1. Neyin sürdürülebilirliği sağlanmalıdır? 2. Nasıl sağlanmalıdır?

3. Başarı nasıl ölçülmelidir?

Bu sorular genellikle cevapsız kalmaktadır.

Tablo 2.1. Sürdürülebilir turizmin temel ilke ve esasları

1. Turizm planlaması, hem şimdiki hem de gelecek nesillerin gereksinimleri de dahil olmak üzere uzun vadeli fütüristik düşünceler içermelidir.

2. Turizm gelişimi girişimleri, ev sahibi topluluklar ve turistlerin sık sık ziyaret ettiği alanların doğal çevresi için uygun olmalıdır.

3. Ev sahibi topluluklar da dahil olmak üzere tüm paydaşlar, turizmin kalkınma planlaması

ve kalkınmasının kontrolü ile ilgili karar alma süreçlerine katılmalıdır.

4. Tüm kalkınma faaliyetleri turistlerin yanı sıra ev sahibi topluluklara da fayda sağlamalı ve doğal / kültürel varlıkları tüketmemelidir.

5. Turizm gelişimi stratejileri, öncelikleri her seviyede entegre edecek şekilde tasarlanmalıdır.

6. Turizm, baskın bir faktör olarak görülmektense, ekonominin yalnızca bir parçası olarak görülmelidir. Bu nedenle, gelişimi diğer endüstrilerin geliştirilmesi / sürdürülmesi pahasına gerçekleşmemelidir.
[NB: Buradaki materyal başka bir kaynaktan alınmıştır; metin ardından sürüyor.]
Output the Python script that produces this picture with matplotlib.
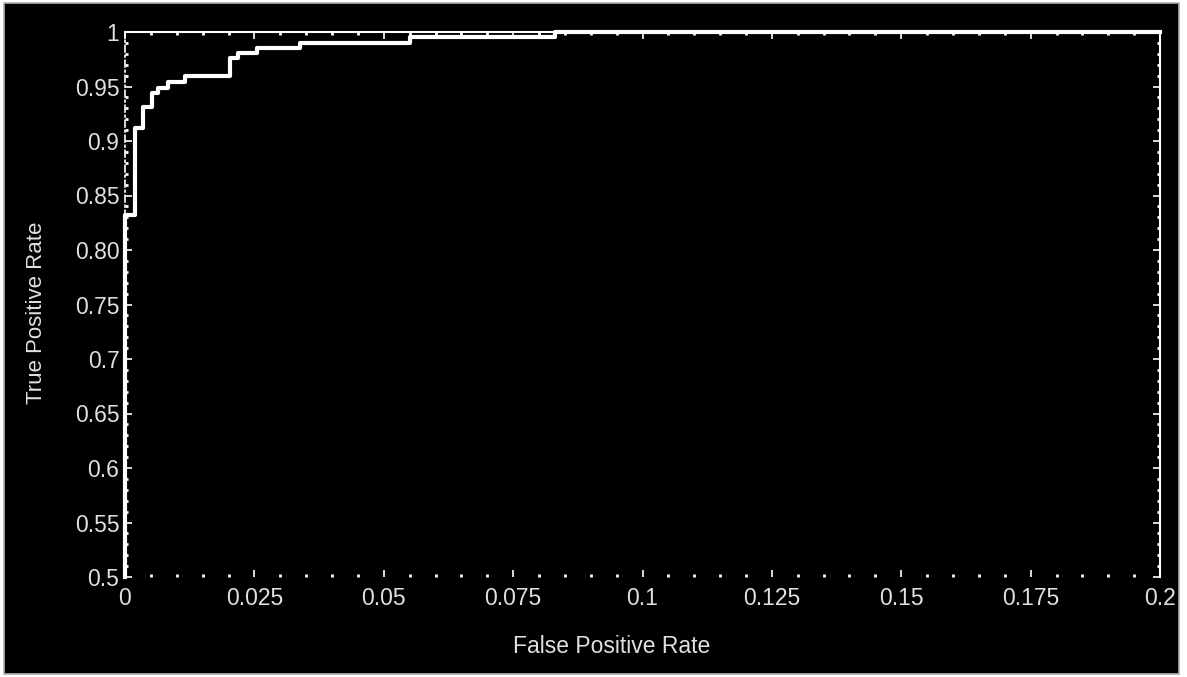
import matplotlib
matplotlib.use('Agg')
import matplotlib.pyplot as plt
from matplotlib.patches import Rectangle
from matplotlib.ticker import MultipleLocator

# ROC curve step points
fpr = [0.0, 0.0, 0.0, 0.0019, 0.0019, 0.0035, 0.0035, 0.0052, 0.0052, 0.0064, 0.0064,
       0.0083, 0.0083, 0.0116, 0.0116, 0.0203, 0.0203, 0.0218, 0.0218, 0.0255, 0.0255,
       0.0338, 0.0338, 0.055, 0.055, 0.083, 0.083, 0.2]
tpr = [0.5, 0.832, 0.832, 0.832, 0.912, 0.912, 0.931, 0.931, 0.944, 0.944, 0.949,
       0.949, 0.954, 0.954, 0.960, 0.960, 0.976, 0.976, 0.981, 0.981, 0.985,
       0.985, 0.990, 0.990, 0.995, 0.995, 1.0, 1.0]

xticks = [0, 0.025, 0.05, 0.075, 0.1, 0.125, 0.15, 0.175, 0.2]
xlabels = ['0', '0.025', '0.05', '0.075', '0.1', '0.125', '0.15', '0.175', '0.2']
yticks = [0.5, 0.55, 0.6, 0.65, 0.7, 0.75, 0.8, 0.85, 0.9, 0.95, 1.0]
ylabels = ['0.5', '0.55', '0.6', '0.65', '0.7', '0.75', '0.80', '0.85', '0.9', '0.95', '1']

plt.rcParams['font.family'] = ['Liberation Sans', 'DejaVu Sans']
txt = '#e0e0e0'

fig = plt.figure(figsize=(11.87, 6.77), dpi=100, facecolor='white')
fig.patches.append(Rectangle((4 / 1187, 3 / 677), 1175 / 1187, 671 / 677,
                             transform=fig.transFigure, facecolor='black',
                             edgecolor='#b0b0b0', linewidth=1.2, zorder=-1))

ax = fig.add_axes([125 / 1187, 1 - 577 / 677, 1035 / 1187, 545 / 677])
ax.set_facecolor('black')
ax.plot(fpr, tpr, color='white', linewidth=3, clip_on=False, zorder=5)

ax.set_xlim(0, 0.2)
ax.set_ylim(0.5, 1.0)
ax.set_xticks(xticks)
ax.set_xticklabels(xlabels)
ax.set_yticks(yticks)
ax.set_yticklabels(ylabels)
ax.xaxis.set_minor_locator(MultipleLocator(0.005))
ax.yaxis.set_minor_locator(MultipleLocator(0.01))

ax.tick_params(which='both', direction='in', colors='white', labelcolor=txt,
               labelsize=16.5, top=True, right=True)
ax.tick_params(which='major', length=5, width=1.2)
ax.tick_params(which='minor', length=2, width=2)
ax.tick_params(axis='x', pad=7)
ax.tick_params(axis='y', pad=4)

ax.spines['bottom'].set_visible(False)
ax.spines['left'].set_color('white')
ax.spines['left'].set_linestyle((0, (4, 2, 1, 2)))
ax.spines['left'].set_linewidth(1.2)
ax.spines['top'].set_color('white')
ax.spines['top'].set_linewidth(1.5)
ax.spines['right'].set_color('white')
ax.spines['right'].set_linewidth(1.5)

ax.set_xlabel('False Positive Rate', color=txt, fontsize=16.5)
ax.set_ylabel('True Positive Rate', color=txt, fontsize=16)
ax.xaxis.set_label_coords(0.4705, -0.106)
ax.yaxis.set_label_coords(-0.075, 0.485)

fig.savefig('out.png', dpi=100, facecolor=fig.get_facecolor())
7. Paydaşlara, sorumlu, kontrollü ve uygun bir şekilde analiz edilen turizm pazarlaması uygulamalarını teşvik edecek sürdürülebilir turizm gelişimi hakkında bilgi ve farkındalık sağlanmalı ve paydaşlar bu bilgileri turistlere yansıtmalıdır.

8. Turistlerin kaliteli mallar, hizmetler ve deneyimler açısından paralarının karşılığını elde ettiklerinden emin olunmalıdır.
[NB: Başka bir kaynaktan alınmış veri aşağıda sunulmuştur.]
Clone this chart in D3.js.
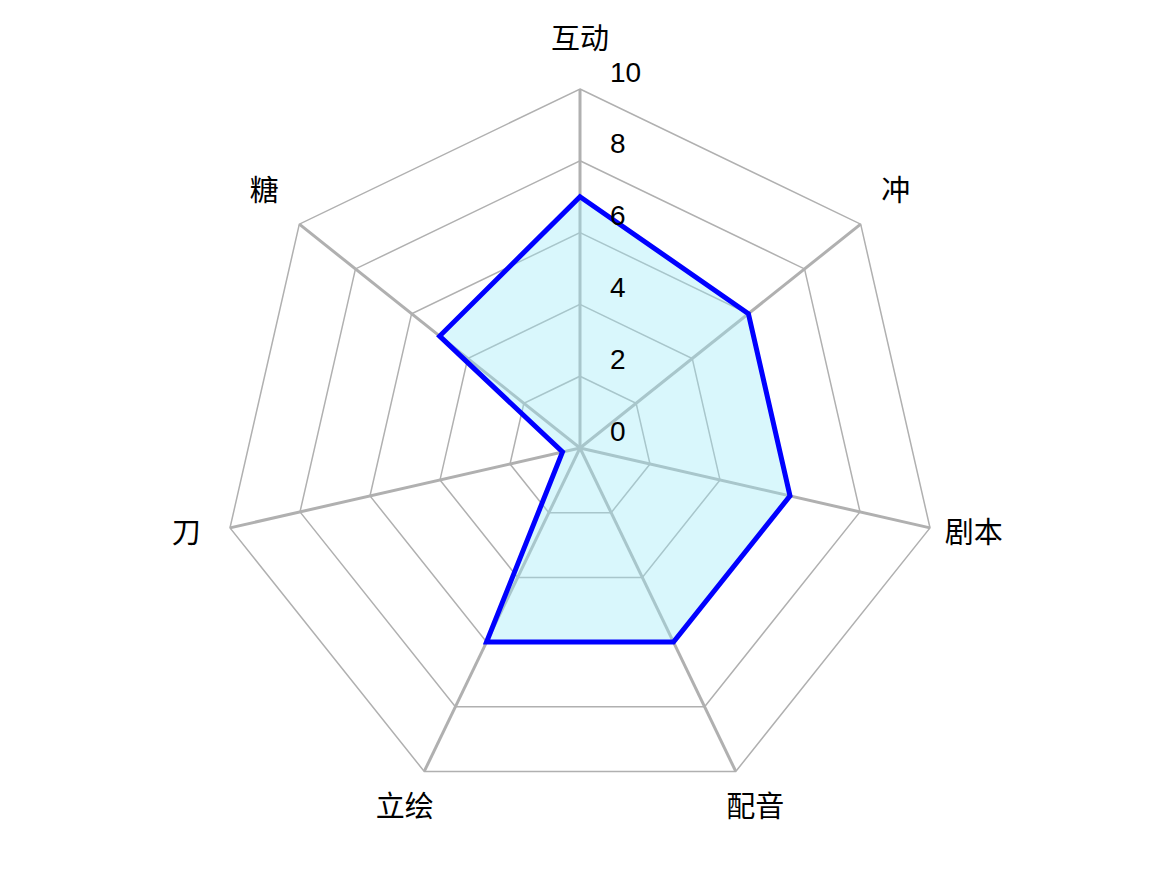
<!DOCTYPE html>
<html>
<head>
<meta charset="utf-8">
<script src="https://cdn.jsdelivr.net/npm/d3@7"></script>
<style>
  body { margin: 0; background: #fff; }
  text { font-family: "Noto Sans CJK SC", "Noto Sans", sans-serif; fill: #000; }
  .tick text { font-family: "Liberation Sans", "Noto Sans", sans-serif; }
</style>
</head>
<body>
<div id="chart"></div>
<script>
var axes = ["互动", "冲", "剧本", "配音", "立绘", "刀", "糖"];
var values = [7, 6, 6, 6, 6, 0.5, 5];
var levels = [2, 4, 6, 8, 10];
var tickLabels = [0, 2, 4, 6, 8, 10];

var width = 1160, height = 896;
var cx = 580, cy = 448;

var svg = d3.select("#chart")
    .append("svg")
    .attr("width", width)
    .attr("height", height)
  .append("g")
    .attr("transform", "translate(" + cx + "," + cy + ")");

var r = d3.scaleLinear().domain([0, 10]).range([0, 359]);
var angle = d3.scalePoint().domain(axes).range([0, 2 * Math.PI * (axes.length - 1) / axes.length]);

function px(a, v) { return r(v) * Math.sin(angle(a)); }
function py(a, v) { return -r(v) * Math.cos(angle(a)); }

var line = d3.line()
    .x(function(d) { return px(d.axis, d.value); })
    .y(function(d) { return py(d.axis, d.value); })
    .curve(d3.curveLinearClosed);

// grid rings
svg.append("g").attr("class", "grid")
  .selectAll("path")
    .data(levels)
  .enter().append("path")
    .attr("d", function(l) { return line(axes.map(function(a) { return {axis: a, value: l}; })); })
    .style("fill", "none")
    .style("stroke", "#b0b0b0")
    .style("stroke-width", 1.5);

// spokes
svg.append("g").attr("class", "spokes")
  .selectAll("line")
    .data(axes)
  .enter().append("line")
    .attr("x1", 0).attr("y1", 0)
    .attr("x2", function(a) { return px(a, 10); })
    .attr("y2", function(a) { return py(a, 10); })
    .style("stroke", "#b0b0b0")
    .style("stroke-width", 3);

// data area
var pts = axes.map(function(a, i) { return {axis: a, value: values[i]}; });
svg.append("path")
    .datum(pts)
    .attr("d", line)
    .style("fill", "rgba(155,234,247,0.38)")
    .style("stroke", "#0000ff")
    .style("stroke-width", 5)
    .style("stroke-linejoin", "miter");

// axis names
svg.append("g").attr("class", "names")
  .selectAll("text")
    .data(axes)
  .enter().append("text")
    .attr("x", function(a) { return (r(10) + 45) * Math.sin(angle(a)); })
    .attr("y", function(a) { return -(r(10) + 45) * Math.cos(angle(a)) - 8; })
    .attr("text-anchor", "middle")
    .attr("dominant-baseline", "central")
    .style("font-size", "29px")
    .text(function(d) { return d; });

// tick labels
svg.append("g").attr("class", "tick")
  .selectAll("text")
    .data(tickLabels)
  .enter().append("text")
    .attr("x", 30)
    .attr("y", function(d) { return -r(d) - 17; })
    .attr("dominant-baseline", "central")
    .style("font-size", "28px")
    .text(function(d) { return d; });
</script>
</body>
</html>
9. Turizm tanıtımı, turistlerin ev sahibi ülke / topluluğun kültürel, geleneksel, çevresel, ekonomik ve siyasi sistemlerine saygılı olmasını sağlayacak şekilde yapılmalıdır.

10. Araştırma ve analizler, sırasıyla konularla ilgilenmek ve fırsatlardan yararlanmak için yönetim ve kalkınma politikalarını planlamak ve uygulamak için düzenli olarak yapılmalıdır.

Kaynak ;EUROPARC, 2001; Sharpley, 2009; UNWTO, 2010.

Her ülkede turizm endüstrisi bir dereceye kadar var olmakta ve popüler turistik yeri olmayan ülkelerde bile belirli ölçüde uluslararası ve yerel turizm mevcuttur. Uluslararası turizm endüstrisi büyük olduğu için, değişim, şekillendirme, yeniden şekillendirme veya paradigmayı değiştirme çok büyük bir olaydır. Küresel turizmin sürdürülebilirlik hedeflerine ulaşılması için sürdürülebilir turizm geliştirme politikalarının yerel, bölgesel ve ulusal seviyelerde yükseltilmesi gerekmektedir. Paydaşların yerel düzeyde hedef belirleme sürecine katılmasına izin verilmelidir, çünkü bu durumda turistik yerlerin korunması için politika oluşturma uygun olacaktır. Bu şekilde, her turistik yerdeki paydaşlar, sürdürülebilir turizm geliştirme süreçlerini

incelemek ve yönlendirmek için kendi politika taslaklarını hazırlayacaklardır. Bu nedenle bağlam ve önemi göz ardı edilmemelidir (Hunter, 1997; Sharpley, 2009).